**REQUIRED WORK**: Write out each record below exactly as it appears, with no pictures.

--- Begin ---

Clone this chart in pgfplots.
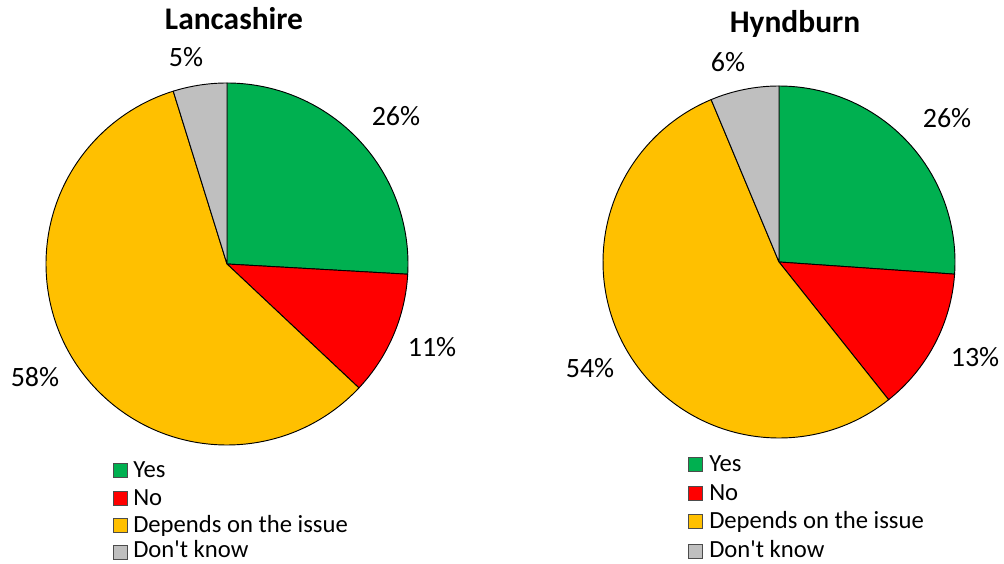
\documentclass[border=0pt]{standalone}
\usepackage{fontspec}
\setmainfont{Carlito}
\usepackage{pgfplots}
\usepackage{pgfplotstable}
\pgfplotsset{compat=1.18}

\definecolor{cyes}{HTML}{00B050}
\definecolor{cno}{HTML}{FF0000}
\definecolor{cdep}{HTML}{FFC000}
\definecolor{cdk}{HTML}{BFBFBF}

% shares in percent: Yes, No, Depends on the issue, Don't know
\pgfplotstableread{
answer share
Yes 25.9
No 11.1
Depends 58.2
DontKnow 4.8
}\lancs
\pgfplotstableread{
answer share
Yes 26.1
No 13.2
Depends 54.4
DontKnow 6.3
}\hynd

% cumulative angles (clockwise from 12 o'clock)
\pgfplotstablegetelem{0}{share}\of\lancs \pgfmathsetmacro\LA{90-3.6*\pgfplotsretval}
\pgfplotstablegetelem{1}{share}\of\lancs \pgfmathsetmacro\LB{\LA-3.6*\pgfplotsretval}
\pgfplotstablegetelem{2}{share}\of\lancs \pgfmathsetmacro\LC{\LB-3.6*\pgfplotsretval}
\pgfplotstablegetelem{3}{share}\of\lancs \pgfmathsetmacro\LD{\LC-3.6*\pgfplotsretval}
\pgfplotstablegetelem{0}{share}\of\hynd \pgfmathsetmacro\HA{90-3.6*\pgfplotsretval}
\pgfplotstablegetelem{1}{share}\of\hynd \pgfmathsetmacro\HB{\HA-3.6*\pgfplotsretval}
\pgfplotstablegetelem{2}{share}\of\hynd \pgfmathsetmacro\HC{\HB-3.6*\pgfplotsretval}
\pgfplotstablegetelem{3}{share}\of\hynd \pgfmathsetmacro\HD{\HC-3.6*\pgfplotsretval}

\newcommand\slice[6]{%
  \filldraw[fill=#6, draw=black, line width=0.7pt, line join=round]
    (axis cs:#1,#2) -- ++(#4:#3) arc[start angle=#4, end angle=#5, radius=#3] -- cycle;}
\newcommand\legsq[3]{% x y color
  \filldraw[fill=#3, draw=black!70, line width=0.6pt]
    (axis cs:#1,#2) rectangle (axis cs:#1+14,#2+14);}

\begin{document}
\begin{tikzpicture}
\begin{axis}[
  x=0.75pt, y=0.75pt,
  xmin=0, xmax=1004, ymin=0, ymax=564,
  axis lines=none, clip=false,
  ticks=none,
]
\path (axis cs:0,0) (axis cs:1004,564);

% Lancashire pie, centre (227,300), radius 181 px
\slice{227}{300}{135.75pt}{90}{\LA}{cyes}
\slice{227}{300}{135.75pt}{\LA}{\LB}{cno}
\slice{227}{300}{135.75pt}{\LB}{\LC}{cdep}
\slice{227}{300}{135.75pt}{\LC}{\LD}{cdk}

% Hyndburn pie, centre (779,302), radius 176 px
\slice{779}{302}{132pt}{90}{\HA}{cyes}
\slice{779}{302}{132pt}{\HA}{\HB}{cno}
\slice{779}{302}{132pt}{\HB}{\HC}{cdep}
\slice{779}{302}{132pt}{\HC}{\HD}{cdk}

% titles
\node[anchor=base, font=\fontsize{23.6pt}{26pt}\selectfont\bfseries] at (axis cs:234,534) {Lancashire};
\node[anchor=base, font=\fontsize{23.6pt}{26pt}\selectfont\bfseries] at (axis cs:795,531) {Hyndburn};

% data labels
\begin{scope}[every node/.style={anchor=base, font=\fontsize{21pt}{24pt}\selectfont}]
\node at (axis cs:396,438) {26\%};
\node at (axis cs:432,207) {11\%};
\node at (axis cs:35,177) {58\%};
\node at (axis cs:186,497) {5\%};
\node at (axis cs:947,436) {26\%};
\node at (axis cs:975,197) {13\%};
\node at (axis cs:590,186) {54\%};
\node at (axis cs:728,492) {6\%};
\end{scope}

% legends
\legsq{113}{87}{cyes}
\legsq{113}{59}{cno}
\legsq{113}{32}{cdep}
\legsq{113}{5}{cdk}
\legsq{688}{93}{cyes}
\legsq{688}{64}{cno}
\legsq{688}{36}{cdep}
\legsq{688}{6}{cdk}
\begin{scope}[every node/.style={anchor=base west, inner sep=0pt, font=\fontsize{18.5pt}{21pt}\selectfont}]
\node at (axis cs:133,86) {Yes};
\node at (axis cs:133,58) {No};
\node at (axis cs:133,31) {Depends on the issue};
\node at (axis cs:133,6) {Don\textquotesingle t know};
\node at (axis cs:709,92) {Yes};
\node at (axis cs:709,63) {No};
\node at (axis cs:709,35) {Depends on the issue};
\node at (axis cs:709,6) {Don\textquotesingle t know};
\end{scope}
\end{axis}
\end{tikzpicture}
\end{document}
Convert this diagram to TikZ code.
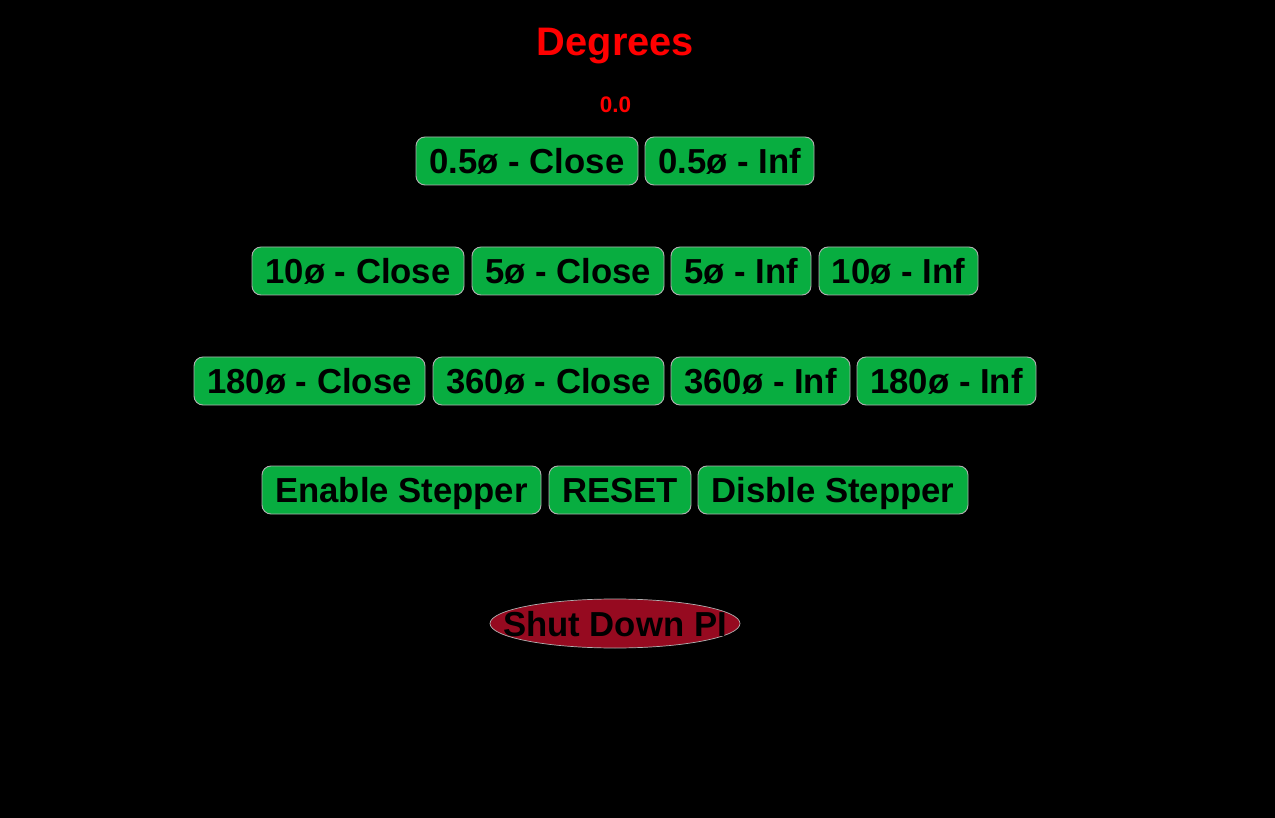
\documentclass[tikz,border=0pt]{standalone}
\usepackage{fontspec}
\setmainfont{Liberation Sans}
\usetikzlibrary{shapes.geometric}
\definecolor{btngreen}{HTML}{08AD40}
\definecolor{btnred}{HTML}{960A20}
\definecolor{btnedge}{HTML}{B0B0B0}
\definecolor{titlered}{HTML}{FF0000}
\tikzset{
  btn/.style={draw=btnedge, line width=0.9pt, fill=btngreen, rounded corners=9pt,
    minimum height=48pt, inner sep=0pt, text height=24.6pt, text depth=0pt,
    font=\fontsize{34.7pt}{36pt}\selectfont\bfseries, text=black},
  shut/.style={ellipse, draw=btnedge, line width=0.7pt, fill=btnred,
    minimum width=250pt, minimum height=49pt, inner sep=0pt, text height=24.6pt, text depth=0pt,
    font=\fontsize{34.7pt}{36pt}\selectfont\bfseries, text=black},
  ttl/.style={text=titlered, inner sep=0pt, anchor=base}
}
\begin{document}
\begin{tikzpicture}[x=1pt,y=-1pt]
\fill[black] (0,0) rectangle (1275,818);
\useasboundingbox (0,0) rectangle (1275,818);
\node[ttl, font=\fontsize{39.8pt}{41pt}\selectfont\bfseries] (title) at (615.5,56) {Degrees};
\node[ttl, font=\fontsize{22.5pt}{24pt}\selectfont\bfseries] (deg) at (615.5,112.5) {0.0};
% row 1
\node[btn, minimum width=222pt] (b1) at (527,161) {0.5ø - Close};
\node[btn, minimum width=169pt] (b2) at (729.5,161) {0.5ø - Inf};
% row 2
\node[btn, minimum width=212pt] (b3) at (358,271) {10ø - Close};
\node[btn, minimum width=192pt] (b4) at (568,271) {5ø - Close};
\node[btn, minimum width=140pt] (b5) at (741,271) {5ø - Inf};
\node[btn, minimum width=159pt] (b6) at (898.5,271) {10ø - Inf};
% row 3
\node[btn, minimum width=231pt] (b7) at (309.5,381) {180ø - Close};
\node[btn, minimum width=231pt] (b8) at (548.5,381) {360ø - Close};
\node[btn, minimum width=179pt] (b9) at (760.5,381) {360ø - Inf};
\node[btn, minimum width=179pt] (b10) at (946.5,381) {180ø - Inf};
% row 4
\node[btn, minimum width=279pt] (b11) at (401.5,490) {Enable Stepper};
\node[btn, minimum width=142pt] (b12) at (620,490) {RESET};
\node[btn, minimum width=270pt] (b13) at (833,490) {Disble Stepper};
% shutdown
\node[shut] (sd) at (615,623.5) {};
\begin{scope}
\clip (490,590) rectangle (727,660);
\node[text=black, inner sep=0pt, text height=24.6pt, text depth=0pt,
  font=\fontsize{34.7pt}{36pt}\selectfont\bfseries, anchor=west] (sdt) at (503,624) {Shut Down PI};
\end{scope}
\end{tikzpicture}
\end{document}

--- End ---

**TASK SOLUTION**:
Clone this chart in pgfplots.
\documentclass[border=0pt]{standalone}
\usepackage{fontspec}
\setmainfont{Carlito}
\usepackage{pgfplots}
\usepackage{pgfplotstable}
\pgfplotsset{compat=1.18}

\definecolor{cyes}{HTML}{00B050}
\definecolor{cno}{HTML}{FF0000}
\definecolor{cdep}{HTML}{FFC000}
\definecolor{cdk}{HTML}{BFBFBF}

% shares in percent: Yes, No, Depends on the issue, Don't know
\pgfplotstableread{
answer share
Yes 25.9
No 11.1
Depends 58.2
DontKnow 4.8
}\lancs
\pgfplotstableread{
answer share
Yes 26.1
No 13.2
Depends 54.4
DontKnow 6.3
}\hynd

% cumulative angles (clockwise from 12 o'clock)
\pgfplotstablegetelem{0}{share}\of\lancs \pgfmathsetmacro\LA{90-3.6*\pgfplotsretval}
\pgfplotstablegetelem{1}{share}\of\lancs \pgfmathsetmacro\LB{\LA-3.6*\pgfplotsretval}
\pgfplotstablegetelem{2}{share}\of\lancs \pgfmathsetmacro\LC{\LB-3.6*\pgfplotsretval}
\pgfplotstablegetelem{3}{share}\of\lancs \pgfmathsetmacro\LD{\LC-3.6*\pgfplotsretval}
\pgfplotstablegetelem{0}{share}\of\hynd \pgfmathsetmacro\HA{90-3.6*\pgfplotsretval}
\pgfplotstablegetelem{1}{share}\of\hynd \pgfmathsetmacro\HB{\HA-3.6*\pgfplotsretval}
\pgfplotstablegetelem{2}{share}\of\hynd \pgfmathsetmacro\HC{\HB-3.6*\pgfplotsretval}
\pgfplotstablegetelem{3}{share}\of\hynd \pgfmathsetmacro\HD{\HC-3.6*\pgfplotsretval}

\newcommand\slice[6]{%
  \filldraw[fill=#6, draw=black, line width=0.7pt, line join=round]
    (axis cs:#1,#2) -- ++(#4:#3) arc[start angle=#4, end angle=#5, radius=#3] -- cycle;}
\newcommand\legsq[3]{% x y color
  \filldraw[fill=#3, draw=black!70, line width=0.6pt]
    (axis cs:#1,#2) rectangle (axis cs:#1+14,#2+14);}

\begin{document}
\begin{tikzpicture}
\begin{axis}[
  x=0.75pt, y=0.75pt,
  xmin=0, xmax=1004, ymin=0, ymax=564,
  axis lines=none, clip=false,
  ticks=none,
]
\path (axis cs:0,0) (axis cs:1004,564);

% Lancashire pie, centre (227,300), radius 181 px
\slice{227}{300}{135.75pt}{90}{\LA}{cyes}
\slice{227}{300}{135.75pt}{\LA}{\LB}{cno}
\slice{227}{300}{135.75pt}{\LB}{\LC}{cdep}
\slice{227}{300}{135.75pt}{\LC}{\LD}{cdk}

% Hyndburn pie, centre (779,302), radius 176 px
\slice{779}{302}{132pt}{90}{\HA}{cyes}
\slice{779}{302}{132pt}{\HA}{\HB}{cno}
\slice{779}{302}{132pt}{\HB}{\HC}{cdep}
\slice{779}{302}{132pt}{\HC}{\HD}{cdk}

% titles
\node[anchor=base, font=\fontsize{23.6pt}{26pt}\selectfont\bfseries] at (axis cs:234,534) {Lancashire};
\node[anchor=base, font=\fontsize{23.6pt}{26pt}\selectfont\bfseries] at (axis cs:795,531) {Hyndburn};

% data labels
\begin{scope}[every node/.style={anchor=base, font=\fontsize{21pt}{24pt}\selectfont}]
\node at (axis cs:396,438) {26\%};
\node at (axis cs:432,207) {11\%};
\node at (axis cs:35,177) {58\%};
\node at (axis cs:186,497) {5\%};
\node at (axis cs:947,436) {26\%};
\node at (axis cs:975,197) {13\%};
\node at (axis cs:590,186) {54\%};
\node at (axis cs:728,492) {6\%};
\end{scope}

% legends
\legsq{113}{87}{cyes}
\legsq{113}{59}{cno}
\legsq{113}{32}{cdep}
\legsq{113}{5}{cdk}
\legsq{688}{93}{cyes}
\legsq{688}{64}{cno}
\legsq{688}{36}{cdep}
\legsq{688}{6}{cdk}
\begin{scope}[every node/.style={anchor=base west, inner sep=0pt, font=\fontsize{18.5pt}{21pt}\selectfont}]
\node at (axis cs:133,86) {Yes};
\node at (axis cs:133,58) {No};
\node at (axis cs:133,31) {Depends on the issue};
\node at (axis cs:133,6) {Don\textquotesingle t know};
\node at (axis cs:709,92) {Yes};
\node at (axis cs:709,63) {No};
\node at (axis cs:709,35) {Depends on the issue};
\node at (axis cs:709,6) {Don\textquotesingle t know};
\end{scope}
\end{axis}
\end{tikzpicture}
\end{document}
Convert this diagram to TikZ code.
\documentclass[tikz,border=0pt]{standalone}
\usepackage{fontspec}
\setmainfont{Liberation Sans}
\usetikzlibrary{shapes.geometric}
\definecolor{btngreen}{HTML}{08AD40}
\definecolor{btnred}{HTML}{960A20}
\definecolor{btnedge}{HTML}{B0B0B0}
\definecolor{titlered}{HTML}{FF0000}
\tikzset{
  btn/.style={draw=btnedge, line width=0.9pt, fill=btngreen, rounded corners=9pt,
    minimum height=48pt, inner sep=0pt, text height=24.6pt, text depth=0pt,
    font=\fontsize{34.7pt}{36pt}\selectfont\bfseries, text=black},
  shut/.style={ellipse, draw=btnedge, line width=0.7pt, fill=btnred,
    minimum width=250pt, minimum height=49pt, inner sep=0pt, text height=24.6pt, text depth=0pt,
    font=\fontsize{34.7pt}{36pt}\selectfont\bfseries, text=black},
  ttl/.style={text=titlered, inner sep=0pt, anchor=base}
}
\begin{document}
\begin{tikzpicture}[x=1pt,y=-1pt]
\fill[black] (0,0) rectangle (1275,818);
\useasboundingbox (0,0) rectangle (1275,818);
\node[ttl, font=\fontsize{39.8pt}{41pt}\selectfont\bfseries] (title) at (615.5,56) {Degrees};
\node[ttl, font=\fontsize{22.5pt}{24pt}\selectfont\bfseries] (deg) at (615.5,112.5) {0.0};
% row 1
\node[btn, minimum width=222pt] (b1) at (527,161) {0.5ø - Close};
\node[btn, minimum width=169pt] (b2) at (729.5,161) {0.5ø - Inf};
% row 2
\node[btn, minimum width=212pt] (b3) at (358,271) {10ø - Close};
\node[btn, minimum width=192pt] (b4) at (568,271) {5ø - Close};
\node[btn, minimum width=140pt] (b5) at (741,271) {5ø - Inf};
\node[btn, minimum width=159pt] (b6) at (898.5,271) {10ø - Inf};
% row 3
\node[btn, minimum width=231pt] (b7) at (309.5,381) {180ø - Close};
\node[btn, minimum width=231pt] (b8) at (548.5,381) {360ø - Close};
\node[btn, minimum width=179pt] (b9) at (760.5,381) {360ø - Inf};
\node[btn, minimum width=179pt] (b10) at (946.5,381) {180ø - Inf};
% row 4
\node[btn, minimum width=279pt] (b11) at (401.5,490) {Enable Stepper};
\node[btn, minimum width=142pt] (b12) at (620,490) {RESET};
\node[btn, minimum width=270pt] (b13) at (833,490) {Disble Stepper};
% shutdown
\node[shut] (sd) at (615,623.5) {};
\begin{scope}
\clip (490,590) rectangle (727,660);
\node[text=black, inner sep=0pt, text height=24.6pt, text depth=0pt,
  font=\fontsize{34.7pt}{36pt}\selectfont\bfseries, anchor=west] (sdt) at (503,624) {Shut Down PI};
\end{scope}
\end{tikzpicture}
\end{document}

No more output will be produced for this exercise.